Offset: Filter data to only read records where the system field LastModifiedDate is less than the logical start time of the pipeline minus the given offset. For example, if duration is '6 hours' and the offset is '1 hours', and the pipeline runs at 9am, data last modified between 2am (inclusive) and 8am (exclusive) will be read. The duration is specified using numbers and time units:

Unit
SECONDS
MINUTES
HOURS
DAYS
MONTHS
YEARS

Several units can be specified, but each unit can only be used once. For example, 2 days, 1 hours, 30 minutes. The offset is ignored if a value is already specified for Last Modified After or Last Modified Before.

Schema: The schema of output objects. The Salesforce types will be automatically mapped to schema types as shown below:

Schema type Salesforce type Notes
bool _bool
int _int
long _long
double _double, currency, percent, geolocation (latitude), geolocation (longitude)
date date
timestamp datetime Microseconds
time time Microseconds
string picklist, multipicklist, combobox, reference, base64,
textarea, phone, id, url, email, encryptedstring,
datacategorygroupreference, location, address, anyType, json, complexvalue

Enable PK Chunking: Primary key (PK) Chunking splits query on large tables into chunks based on the record IDs, or primary keys, of the queried records.

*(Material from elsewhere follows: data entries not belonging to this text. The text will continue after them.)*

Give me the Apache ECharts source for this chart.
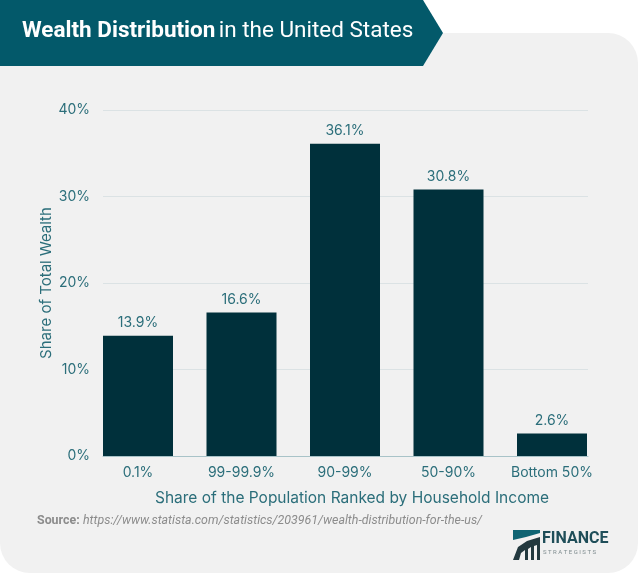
<!DOCTYPE html>
<html>
<head>
<meta charset="utf-8">
<script src="https://cdn.jsdelivr.net/npm/echarts@6/dist/echarts.min.js"></script>
<style>
html,body{margin:0;padding:0;background:#ffffff;}
#chart{width:640px;height:574px;}
</style>
</head>
<body>
<div id="chart"></div>
<script>
const categories = ['0.1%', '99-99.9%', '90-99%', '50-90%', 'Bottom 50%'];
const shares = [13.9, 16.6, 36.1, 30.8, 2.6];
const yTicks = [0, 10, 20, 30, 40];

const chart = echarts.init(document.getElementById('chart'), null, {renderer: 'canvas'});
const teal = '#2b6e7a';
const font = 'Inter, Roboto, sans-serif';

chart.setOption({
  backgroundColor: '#ffffff',
  animation: false,
  graphic: [
    {type: 'rect', z: -10, shape: {x: 0, y: 33, width: 638, height: 540, r: 30}, style: {fill: '#f1f1f1'}},
    {type: 'polygon', z: 10, shape: {points: [[0,0],[423,0],[443,33],[423,66],[0,66]]}, style: {fill: '#03596a'}},
    {type: 'text', z: 11, left: 22, top: 20, style: {
      rich: {
        b: {fontFamily: 'Roboto, sans-serif', fontWeight: 'bold', fontSize: 22.5, fill: '#ffffff'},
        r: {fontFamily: 'Roboto, sans-serif', fontWeight: 'normal', fontSize: 22.5, fill: '#ffffff'}
      },
      text: '{b|Wealth Distribution} {r|in the United States}'
    }},
    {type: 'text', z: 11, left: 37, top: 515, style: {
      rich: {
        b: {fontFamily: 'Roboto, sans-serif', fontWeight: 'bold', fontSize: 12.4, fill: '#8c8c8c'},
        i: {fontFamily: 'Roboto, sans-serif', fontStyle: 'italic', fontSize: 12.4, fill: '#8c8c8c'}
      },
      text: '{b|Source:} {i|https://www.statista.com/statistics/203961/wealth-distribution-for-the-us/}'
    }},
    // logo
    {type: 'polygon', z: 11, shape: {points: [[513,530],[540,530],[540,533],[526,537],[513,540]]}, style: {fill: '#0f6473'}},
    {type: 'polygon', z: 11, shape: {points: [[513,560],[518,547],[527,541],[540,537],[540,560],[537,560],[537,545],[534,546],[534,560],[531,560],[531,547],[528,549],[528,560],[525,560],[525,550],[521,553],[519,560]]}, style: {fill: '#23393f'}},
    {type: 'text', z: 11, left: 542, top: 531, style: {text: 'FINANCE', fontFamily: 'Roboto, sans-serif', fontWeight: 'bold', fontSize: 16, fill: '#1f4e59'}},
    {type: 'text', z: 11, left: 543, top: 549, style: {text: 'S T R A T E G I S T S', fontFamily: 'Roboto, sans-serif', fontSize: 6, fill: '#7f8c8f'}}
  ],
  grid: [
    {left: 103, right: 52, top: 110, bottom: 118, containLabel: false},
    {left: 86.25, right: 36.25, top: 110, bottom: 118, containLabel: false}
  ],
  xAxis: [{
    type: 'category',
    gridIndex: 0,
    data: categories,
    axisLine: {show: true, lineStyle: {color: '#a8c3c8', width: 1}},
    axisTick: {show: false},
    axisLabel: {show: false}
  }, {
    type: 'category',
    gridIndex: 1,
    data: categories,
    name: 'Share of the Population Ranked by Household Income',
    nameLocation: 'middle',
    nameGap: 34,
    nameTextStyle: {color: teal, fontSize: 15.5, fontFamily: font, padding: [0, 0, 0, 14]},
    axisLine: {show: false},
    axisTick: {show: false},
    axisLabel: {color: teal, fontSize: 14, fontFamily: font, margin: 10, interval: 0}
  }],
  yAxis: [{
    type: 'value',
    gridIndex: 0,
    min: yTicks[0],
    max: yTicks[yTicks.length - 1],
    interval: 10,
    name: 'Share of Total Wealth',
    nameLocation: 'middle',
    nameGap: 49,
    nameMoveOverlap: false,
    nameRotate: 90,
    nameTextStyle: {color: teal, fontSize: 15, fontFamily: font},
    axisLine: {show: false},
    axisTick: {show: false},
    axisLabel: {color: teal, fontSize: 14, fontFamily: font, margin: 13, formatter: '{value}%'},
    splitLine: {lineStyle: {color: '#dbe2e4', width: 1}}
  }, {
    type: 'value',
    gridIndex: 1,
    min: yTicks[0],
    max: yTicks[yTicks.length - 1],
    interval: 10,
    show: false,
    splitLine: {show: false}
  }],
  series: [{
    type: 'bar',
    xAxisIndex: 1,
    yAxisIndex: 1,
    data: shares,
    barWidth: 70,
    itemStyle: {color: '#00303b'},
    label: {show: true, position: 'top', distance: 6, color: teal, fontSize: 14, fontFamily: font, formatter: p => p.value.toFixed(1) + '%'}
  }]
});
</script>
</body>
</html>
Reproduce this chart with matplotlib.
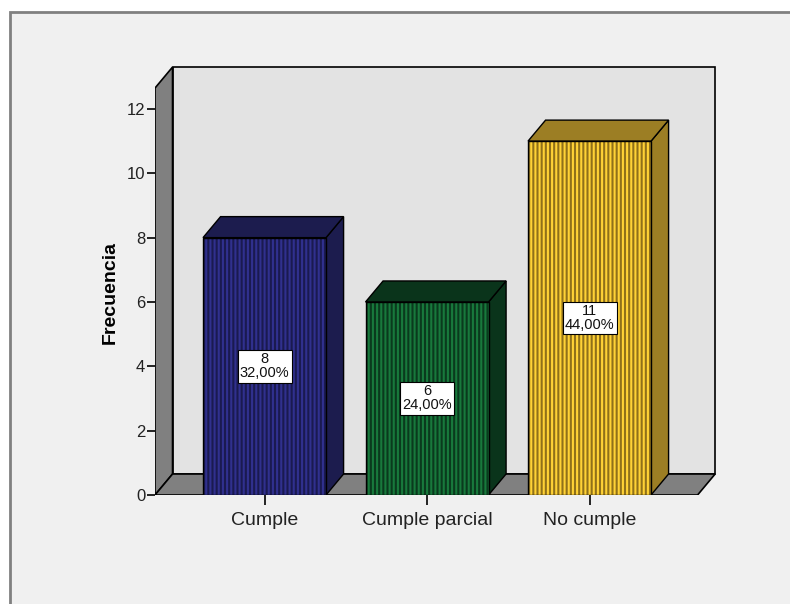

Salesforce recommends that you enable PK chunking when querying tables with more than 10 million records or when a bulk query consistently times out. However, the effectiveness of PK chunking depends on the specifics of the query and the queried data. We do not recommend enabling PK chunking when querying a large table and filtering out most of the data. A separate query is created for each chunk, so enabling PK chunking on a large table can end up counting as thousands of queries against the quota.

For example, let’s say you enable PK chunking for the following query on an Account table with 10,000,000 records.

SELECT Name FROM Account

Assuming a chunk size of 250,000 the query is split into the following 40 queries. Each query is processed parallely

Queries
SELECT Name FROM Account WHERE Id >= 001300000000000 AND Id < 00130000000132G
SELECT Name FROM Account WHERE Id >= 00130000000132G AND Id < 00130000000264W
SELECT Name FROM Account WHERE Id >= 00130000000264W AND Id < 00130000000396m
...
SELECT Name FROM Account WHERE Id >= 00130000000euQ4 AND Id < 00130000000fxSK

PK chunking works only with queries that don’t include SELECT clauses or conditions other than WHERE.

PK chunking only works with the following objects:

Objects
Account
AccountContactRelation
AccountTeamMember
AiVisitSummary
Asset
AssignedResource
Campaign
CampaignMember
CandidateAnswer
Case
CaseArticle
CaseComment
CaseRelatedIssue
ChangeRequest
ChangeRequestRelatedIssue
ChangeRequestRelatedItem
Claim
ClaimParticipant
Contact
ContentDistribution
ContentDocument
ContentNote
ContentVersion
Contract
ContractLineItem
ConversationDefinitionEventLog
ConversationEntry
ConversationReason
ConversationReasonExcerpt
ConversationReasonGroup
CustomerProperty
EinsteinAnswerFeedback
EmailMessage
EngagementScore
Entitlement
Event
EventRelation
FeedItem
Incident
IncidentRelatedItem
Individual
InsurancePolicy
InsurancePolicyAsset
InsurancePolicyParticipant
Lead
LeadInsight
LinkedArticle
LiveChatTranscript
LoginHistory
LoyaltyAggrPointExprLedger
LoyaltyLedger
LoyaltyLedgerTraceability
LoyaltyMemberCurrency
LoyaltyMemberTier
LoyaltyPartnerProduct
LoyaltyProgramMbrPromotion
LoyaltyProgramMember
LoyaltyProgramPartner
LoyaltyProgramPartnerLedger
MessagingSession
MlRetrainingFeedback
Note
ObjectTerritory2Association
Opportunity
OpportunityContactRole
OpportunityHistory
OpportunityLineItem
OpportunitySplit
OpportunityTeamMember
Order
OrderItem
Pricebook2
PricebookEntry
Problem
ProblemIncident
ProblemRelatedItem
Product2
ProductConsumed
ProductRequired
QuickText
Quote
QuoteLineItem
ReplyText
ScoreIntelligence
ServiceAppointment
ServiceContract
Task
TaskRelation
TermDocumentFrequency
TimeSheetEntry
TransactionJournal
User
UserRole
VoiceCall
VoiceCallRecording
Voucher
WebCart
WorkloadUnit
WorkOrder
WorkOrderLineItem
WorkPlan
WorkPlanTemplate

Support also includes custom objects, and any Sharing and History tables that support standard objects.

Chunk Size: Specify size of chunk. Maximum Size is 250,000. Default Size is 100,000.

Query Operation: Specify the query operation to run on the table. If query is selected, only current records will be returned. If queryAll is selected, all current and deleted records will be returned. Default operation is query.